I will give you a small introduction to the way of thinking for high current, I have small experience from high voltage applications.
essentially a switch has to be able to completely stop the current and not be destroyed in the process or damage other components, so avoiding spikes and other phenomena as best you can, both have to be repeatable.
in the range you specify, there is actually no way to avoid an arc, you basically design around it and try your best to actually interrupt the arc itself
I know you mentioned DC, but I will give you an example first with AC power lines so you understand how the difficulty ramps up.

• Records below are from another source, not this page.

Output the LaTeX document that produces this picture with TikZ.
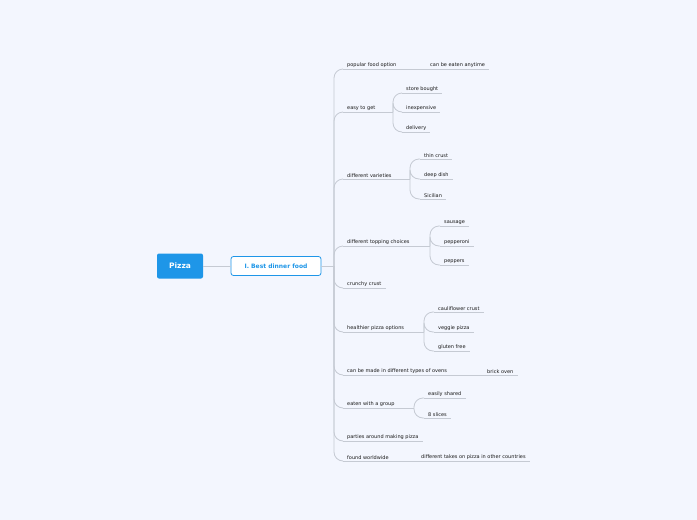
\documentclass[tikz,border=0pt]{standalone}
\usepackage{fontspec}
\setmainfont{DejaVu Sans}
\definecolor{bgcol}{HTML}{F3F6FE}
\definecolor{topblue}{HTML}{1E96E8}
\definecolor{linecol}{HTML}{C5CAD3}
\tikzset{
  leaf/.style={anchor=south west, inner xsep=4pt, inner ysep=1.6pt, font=\fontsize{5}{6}\selectfont, text=black!90},
  link/.style={draw=linecol, line width=0.8pt, rounded corners=9pt},
}
\begin{document}
\begin{tikzpicture}[x=1pt, y=-1pt]
    \fill[bgcol] (0,0) rectangle (697,520);

    % Central topics
    \node[fill=topblue, rounded corners=2pt, minimum width=46pt, minimum height=25pt, text=white, font=\fontsize{7.5}{8}\bfseries] (pizza) at (180,266) {Pizza};
    \node[draw=topblue, fill=white, line width=0.8pt, rounded corners=2.5pt, minimum width=90pt, minimum height=19pt, text=topblue, font=\fontsize{6}{7}\bfseries] (best) at (276,266) {I. Best dinner food};
    \draw[link] (pizza) -- (best);

    % Main branches
    \node[leaf] (popular) at (343,69) {popular food option};
    \node[leaf] (easy) at (343,112) {easy to get};
    \node[leaf] (variety) at (343,179) {different varieties};
    \node[leaf] (topping) at (343,246) {different topping choices};
    \node[leaf] (crunchy) at (343,288) {crunchy crust};
    \node[leaf] (healthy) at (343,332) {healthier pizza options};
    \node[leaf] (ovens) at (343,375) {can be made in different types of ovens};
    \node[leaf] (group) at (343,408) {eaten with a group};
    \node[leaf] (parties) at (343,441) {parties around making pizza};
    \node[leaf] (world) at (343,461) {found worldwide};

    % Sub topics
    \node[leaf] (anytime) at (426,69) {can be eaten anytime};
    \node[leaf] (store) at (402,93) {store bought};
    \node[leaf] (cheap) at (402,112) {inexpensive};
    \node[leaf] (delivery) at (402,132) {delivery};
    \node[leaf] (thin) at (420,159) {thin crust};
    \node[leaf] (deep) at (420,179) {deep dish};
    \node[leaf] (sicilian) at (420,199) {Sicilian};
    \node[leaf] (sausage) at (440,226) {sausage};
    \node[leaf] (pepperoni) at (440,246) {pepperoni};
    \node[leaf] (peppers) at (440,265) {peppers};
    \node[leaf] (cauli) at (434,312) {cauliflower crust};
    \node[leaf] (veggie) at (434,332) {veggie pizza};
    \node[leaf] (gluten) at (434,351) {gluten free};
    \node[leaf] (brick) at (483,375) {brick oven};
    \node[leaf] (shared) at (424,398) {easily shared};
    \node[leaf] (slices) at (424,418) {8 slices};
    \node[leaf] (takes) at (417,461) {different takes on pizza in other countries};

    % Underlines
    \foreach \n in {popular,easy,variety,topping,crunchy,healthy,ovens,group,parties,world,
                    anytime,store,cheap,delivery,thin,deep,sicilian,sausage,pepperoni,peppers,
                    cauli,veggie,gluten,brick,shared,slices,takes}
      \draw[linecol, line width=0.6pt] (\n.south west) -- (\n.south east);

    % Trunk to main branches
    \coordinate (trunk) at (334,266);
    \draw[link] (best.east) -- (trunk);
    \foreach \n in {popular,easy,variety,topping,crunchy,healthy,ovens,group,parties,world}
      \draw[link] (trunk) |- (\n.south west);

    % Single children
    \draw[link] (popular.south east) -- (anytime.south west);
    \draw[link] (ovens.south east) -- (brick.south west);
    \draw[link] (world.south east) -- (takes.south west);

    % Forks
    \foreach \p/\x/\kids in {easy/393/{store,cheap,delivery}, variety/410/{thin,deep,sicilian},
                             topping/430/{sausage,pepperoni,peppers}, healthy/424/{cauli,veggie,gluten},
                             group/414/{shared,slices}} {
      \draw[link] (\p.south east) -- (\x,0 |- \p.south east) coordinate (f);
      \foreach \k in \kids
        \draw[link] (f) |- (\k.south west);
    }
\end{tikzpicture}
\end{document}
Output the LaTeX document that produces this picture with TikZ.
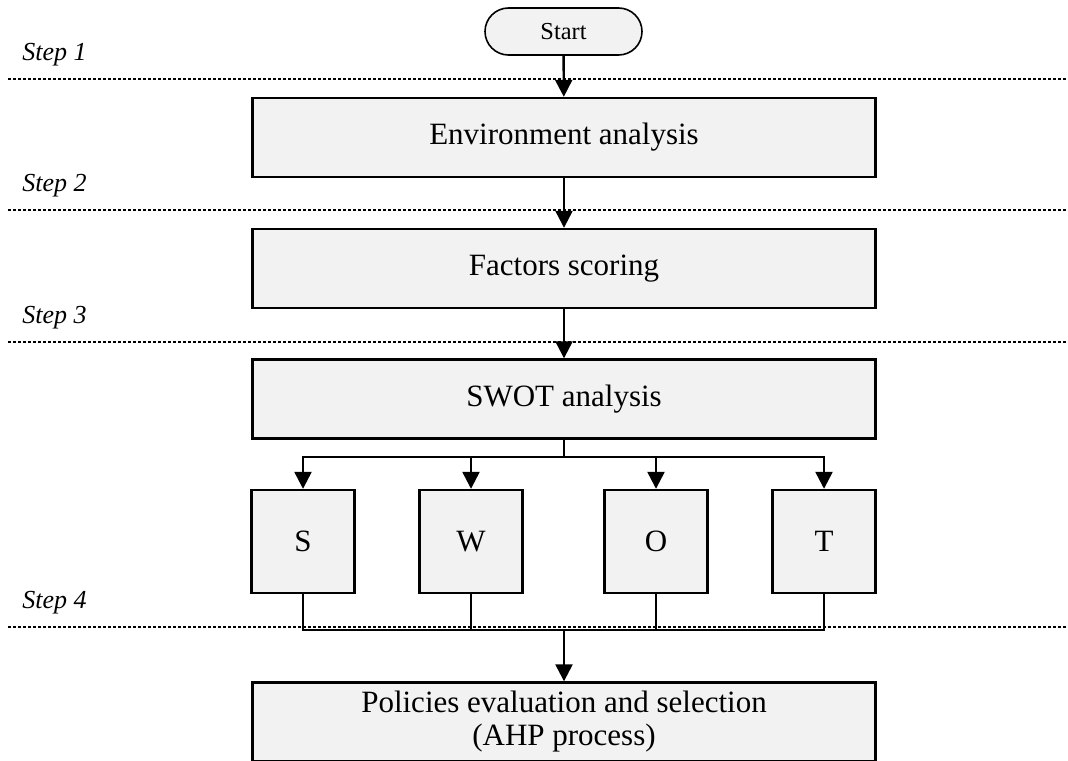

so you disconnect a power line, when you physically separate the contacts an arc will form, this circuit has enough energy to keep the arc alive, but you have one big things working to your advantage, AC signals pass through 0 so if you can keep the contacts separated until that happens, you basically got a shot.. on top the arc itself warms the air and pulls the arc up making it longer and requiring more energy to mantain, this also works in your favor. Probably have seen a video like this
When you connect the opposite happens, when you get the contacts close enough an arc will form and when you get the two in contact, the arc will disappear.
Now you mentioned a DC case, here you have no guaranteed passes through 0 so when closing or opening the switch you need to do something about the arc, in some cases you have a gas that has good isolation capabilities in a controlled chamber... or a vacuum, example for opening, it can also be a liquid.
The big reason you want to suppress the arc as much as possible is that you wish the contacts to survive as many operations as possible, most of these high current switches have a set amount of times they can switch.
So to sum up this very brief introduction:
In very high currents for mechanical switches an arc will happen, you do your best to suppress it.
There are many designs and methods, if this book link works for you then great, you can familiarize yourself with more principles as you advance.
As for your contact force question, you can basically model the contact as a resistor, the better contact you achieve the more you can lower the resistance of the load circuit and the more current you can get.
I am not even gonna pretend I gave you all the answers to cover this topic, it is just a very simple introduction, it is a very difficult and long topic.